Supaya para ahli hukum ada kerjaan? Proyek? Who knows....
Opportunity/Peluang
Disamping poin-poin diatas, dari sekian kelebihan dan kelemahan yang
ada, tentu ada pula peluang atau kesempatan dalam memaknai permasalahan
Desa Adat dalam praktek nyata. Kuncinya adalah pada PENGELOLAAN ATAU
MANAJEMEN MASALAH. Dikatakan demikian karena dari kelebihan atau
kelemahan dari desa adat ini, kalau mengelola tidak bisa, maka
kehancuran sudah pasti. Dalam pengelolaan ini diperlukan leadership desa
pekraman yang baik. Di Bali sudah ada kearifan lokal seperti asta brata kepemimpinan. Subyek utama dari kata PENGELOLAAN ini adalah tentu faktor manusia-nya.Dan
ini adalah tugas semua pihak, mulai dari pengurus/prajuru desa
pekraman, warga desa,dan awig-awig sebagai aturan yang akomodatif.
Sedangkan pemerintah daerah Bali berserta jajarannya adalah bertindak
sebagai pengayom, pelindung yang netral dan senantiasa mencari win-win solution yang bijaksana.

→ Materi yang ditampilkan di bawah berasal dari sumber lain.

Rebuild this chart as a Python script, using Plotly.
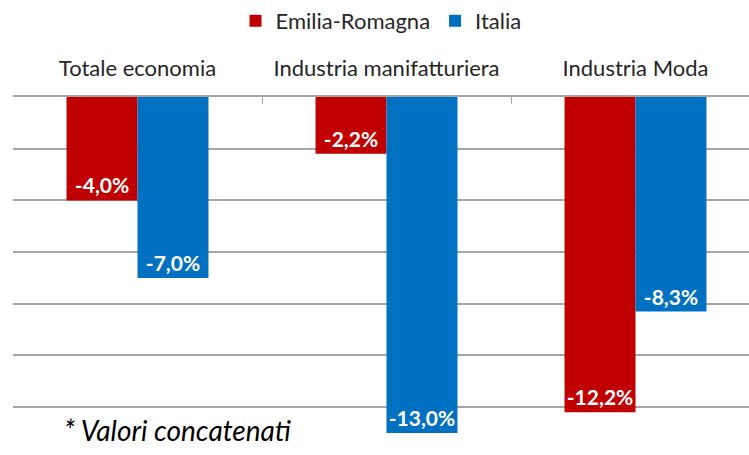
import plotly.graph_objects as go

categories = ["Totale economia", "Industria manifatturiera", "Industria Moda"]
emilia = [-4.0, -2.2, -12.2]
italia = [-7.0, -13.0, -8.3]
series_names = ["Emilia-Romagna", "Italia"]
colors = ["#C00000", "#0070C0"]

def fmt(v):
    return f"{v:.1f}%".replace(".", ",")

fig = go.Figure()
for name, vals, col in zip(series_names, [emilia, italia], colors):
    fig.add_trace(go.Bar(
        x=categories, y=vals, name=name, marker=dict(color=col, line=dict(width=0)),
        text=[fmt(v) for v in vals], textposition="inside", insidetextanchor="end",
        textangle=0, constraintext="none",
        textfont=dict(family="Lato", size=21, color="white", weight="bold"),
        cliponaxis=False,
    ))

fig.update_layout(
    width=749, height=455,
    margin=dict(l=13, r=0, t=97, b=0, autoexpand=False),
    paper_bgcolor="white", plot_bgcolor="white",
    barmode="group", bargap=0.43, bargroupgap=0,
    font=dict(family="Lato", size=22, color="#262626"),
    legend=dict(orientation="h", x=0.5, xanchor="center", y=1.0, yref="container",
                yanchor="top", font=dict(size=22), itemwidth=30,
                traceorder="normal"),
    xaxis=dict(side="top", showline=True, linecolor="#A6A6A6", linewidth=1.5,
               ticks="inside", tickson="boundaries", ticklen=7, tickcolor="#A6A6A6",
               range=[-0.5, 2.5 - 11/249], showgrid=False, ticklabelstandoff=10,
               automargin=False, tickfont=dict(size=22, color="#262626")),
    yaxis=dict(range=[-13.85, 0], dtick=2, showticklabels=False, showgrid=True,
               automargin=False,
               gridcolor="#A6A6A6", gridwidth=1.5, zeroline=False, showline=False),
    showlegend=True,
)

fig.add_annotation(text="<i>* Valori concatenati</i>", xref="paper", yref="paper",
                   x=49/736, xanchor="left", y=(455-430)/358, yanchor="middle",
                   showarrow=False, font=dict(size=28, color="black", family="Lato"))

fig.write_html("out.html", config={"displayModeBar": False},
               post_script="document.body.style.margin='0';document.body.style.overflow='hidden';")
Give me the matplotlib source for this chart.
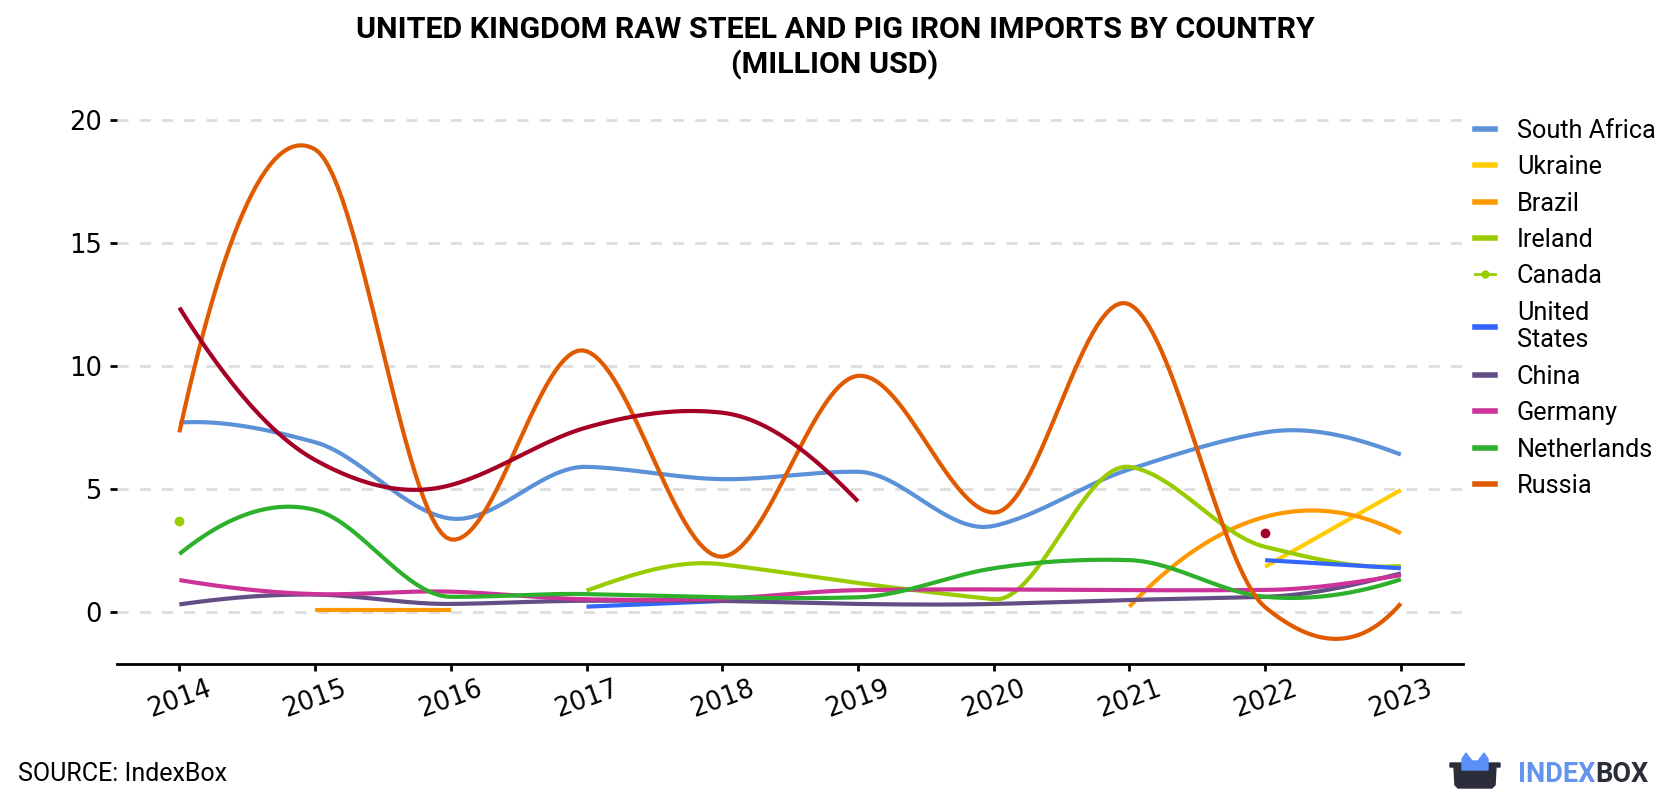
import numpy as np
import matplotlib.pyplot as plt
from matplotlib.patches import Polygon

years = [2014, 2015, 2016, 2017, 2018, 2019, 2020, 2021, 2022, 2023]
nan = np.nan

south_africa = [7.7, 6.9, 3.8, 5.9, 5.4, 5.7, 3.5, 5.8, 7.3, 6.4]
ukraine = [nan, nan, nan, nan, nan, nan, nan, nan, 1.84, 4.96]
brazil = [nan, 0.1, 0.1, nan, nan, nan, nan, 0.22, 3.87, 3.2]
ireland = [nan, nan, nan, 0.87, 1.94, 1.18, 0.52, 5.9, 2.65, 1.87]
canada = [3.7, nan, nan, nan, nan, nan, nan, nan, nan, nan]
united_states = [nan, nan, nan, 0.22, 0.45, nan, nan, nan, 2.11, 1.78]
china = [0.31, 0.71, 0.33, 0.46, 0.45, 0.33, 0.33, 0.49, 0.62, 1.57]
germany = [1.3, 0.73, 0.83, 0.52, 0.55, 0.89, 0.92, 0.89, 0.9, 1.5]
netherlands = [2.36, 4.15, 0.62, 0.73, 0.6, 0.6, 1.78, 2.11, 0.62, 1.33]
russia = [7.3, 18.8, 2.95, 10.6, 2.25, 9.6, 4.04, 12.5, 0.2, 0.35]
other = [12.37, 6.18, 5.16, 7.5, 8.1, 4.5, nan, nan, 3.2, nan]

series = [
    ('South Africa', south_africa, '#5B91D9'),
    ('Ukraine', ukraine, '#FFCC00'),
    ('Brazil', brazil, '#FF9900'),
    ('Ireland', ireland, '#99CC00'),
    ('Canada', canada, '#99CC00'),
    ('United\nStates', united_states, '#3366FF'),
    ('China', china, '#634E85'),
    ('Germany', germany, '#CC3399'),
    ('Netherlands', netherlands, '#2DB12D'),
    ('Russia', russia, '#E05A00'),
    ('_other', other, '#A50026'),
]


def akima(x, y, n=30):
    # Akima spline through the points (for drawing the smooth line only)
    x = np.asarray(x, float)
    y = np.asarray(y, float)
    if len(x) < 3:
        return x, y
    m = np.empty(len(x) + 3)
    m[2:-2] = np.diff(y) / np.diff(x)
    m[1] = 2 * m[2] - m[3]
    m[0] = 2 * m[1] - m[2]
    m[-2] = 2 * m[-3] - m[-4]
    m[-1] = 2 * m[-2] - m[-3]
    t = 0.5 * (m[3:] + m[:-3])
    dm = np.abs(np.diff(m))
    f1 = dm[2:]
    f2 = dm[:-2]
    f12 = f1 + f2
    ok = f12 > 1e-9 * f12.max()
    t[ok] = (f1[ok] * m[1:-2][ok] + f2[ok] * m[2:-1][ok]) / f12[ok]
    xs, ys = [], []
    for i in range(len(x) - 1):
        h = x[i + 1] - x[i]
        s = np.linspace(0, 1, n, endpoint=(i == len(x) - 2))
        h00 = 2 * s ** 3 - 3 * s ** 2 + 1
        h10 = s ** 3 - 2 * s ** 2 + s
        h01 = -2 * s ** 3 + 3 * s ** 2
        h11 = s ** 3 - s ** 2
        xs.append(x[i] + s * h)
        ys.append(h00 * y[i] + h10 * h * t[i] + h01 * y[i + 1] + h11 * h * t[i + 1])
    return np.concatenate(xs), np.concatenate(ys)


def runs(x, y):
    # split a series into contiguous non-missing pieces
    out, cur = [], []
    for xi, yi in zip(x, y):
        if np.isnan(yi):
            if cur:
                out.append(cur)
            cur = []
        else:
            cur.append((xi, yi))
    if cur:
        out.append(cur)
    return out


fig = plt.figure(figsize=(16.8, 8), dpi=100)
ax = fig.add_axes([0.0696, 0.17, 0.8014, 0.711])

for name, vals, color in series:
    for piece in runs(years, vals):
        px, py = zip(*piece)
        if len(piece) == 1:
            ax.plot(px, py, 'o', color=color, markersize=6, zorder=3)
        else:
            sx, sy = akima(px, py)
            ax.plot(sx, sy, color=color, lw=3, solid_capstyle='butt', zorder=3)

ax.set_xlim(2013.54, 2023.46)
ax.set_ylim(-2.11, 21.0)
ax.set_yticks([0, 5, 10, 15, 20])
ax.set_xticks(years)
ax.set_xticklabels([str(y) for y in years], rotation=20)
ax.grid(axis='y', color='#DDDDDD', lw=2, ls=(0, (4, 4)))
ax.set_axisbelow(True)
for s in ['top', 'right', 'left']:
    ax.spines[s].set_visible(False)
ax.spines['bottom'].set_linewidth(2)
ax.tick_params(axis='both', labelsize=18.5, width=2, length=5)
ax.tick_params(axis='y', pad=6)

leg_handles = []
leg_labels = []
for name, vals, color in series:
    if name.startswith('_'):
        continue
    if name == 'Canada':
        h, = ax.plot([], [], color=color, lw=2, marker='o', markersize=5)
    else:
        h, = ax.plot([], [], color=color, lw=4)
    leg_handles.append(h)
    leg_labels.append(name)
fig.legend(leg_handles, leg_labels, loc='upper left', bbox_to_anchor=(0.8645, 0.880),
           frameon=False, prop={'family': 'Roboto', 'size': 18.2},
           handlelength=0.8, handletextpad=0.85, labelspacing=0.49)

fig.text(0.497, 0.98, 'UNITED KINGDOM RAW STEEL AND PIG IRON IMPORTS BY COUNTRY\n(MILLION USD)',
         ha='center', va='top', fontsize=21.9, fontweight='bold',
         family=['Liberation Sans Narrow', 'Roboto'], linespacing=1.25)
fig.text(0.011, 0.032, 'SOURCE: IndexBox', ha='left', va='center', fontsize=18, family='Roboto')

# logo
t1 = fig.text(0.9035, 0.032, 'INDEX', ha='left', va='center', fontsize=19.5, fontweight='bold',
              family='Roboto', color='#6495ED')
fig.canvas.draw()
bb = t1.get_window_extent(fig.canvas.get_renderer())
fig.text(bb.x1 / 1680.0, 0.032, 'BOX', ha='left', va='center', fontsize=19.5, fontweight='bold',
         family='Roboto', color='#2B2D3A')
W, H = 1680.0, 800.0
box = [(1450, 37), (1500, 37), (1500, 33), (1496, 33), (1495, 15), (1492, 12),
       (1458, 12), (1455, 15), (1454, 33), (1450, 33)]
fig.patches.append(Polygon([(x / W, y / H) for x, y in box], closed=True,
                           transform=fig.transFigure, color='#2B2D3A'))
ears = [(1462, 30), (1462, 41), (1466, 47), (1472, 39), (1478, 39), (1484, 47),
        (1488, 41), (1488, 30)]
fig.patches.append(Polygon([(x / W, y / H) for x, y in ears], closed=True,
                           transform=fig.transFigure, color='#5B8FF9'))

fig.savefig('out.png', dpi=100)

Untuk mewujudkan hal diatas, tidaklah mudah dan perlu kerjasama semua
pihak. Untuk mewujudkan sesuatu yang baik, perlu perjuangan. Untuk itu,
diperlukan kesamaan langkah setiap komponen masyarakat desa pekraman
diatas perbedaan yang ada.
Threats/Tantangan
Tantangan yang dihadapi oleh desa pekraman di Bali seperti rumusan
metode diatas,bersumber dari dalam maupun dari luar(baca penjabaran
diatas-pen). Dan tantangan ini pun harus dipilah sebagai tantangan
jangka pendek ataupun tantangan jangka panjang. Dalam menghadapi
tantangan-tantangan ini, diperlukan kesiapan SDM (sumber daya manusia),
untuk itu diperlukan suatu sistem regenerasi kepemimpinan desa pekraman;
yang mana penulis amati sudah berjalan dengan adanya Sekehe
Teruna-teruni, Dedaha(perkumpulan warga muda) di tiap desa
pekraman. Dan ini adalah sumber kekuatan desa pekraman yang
sesungguhnya. Pendoktrinan filosofi luhur Tri Hita Karana haruslah
dijalankan secara konsekwen, berkelanjutan dan sungguh-sungguh.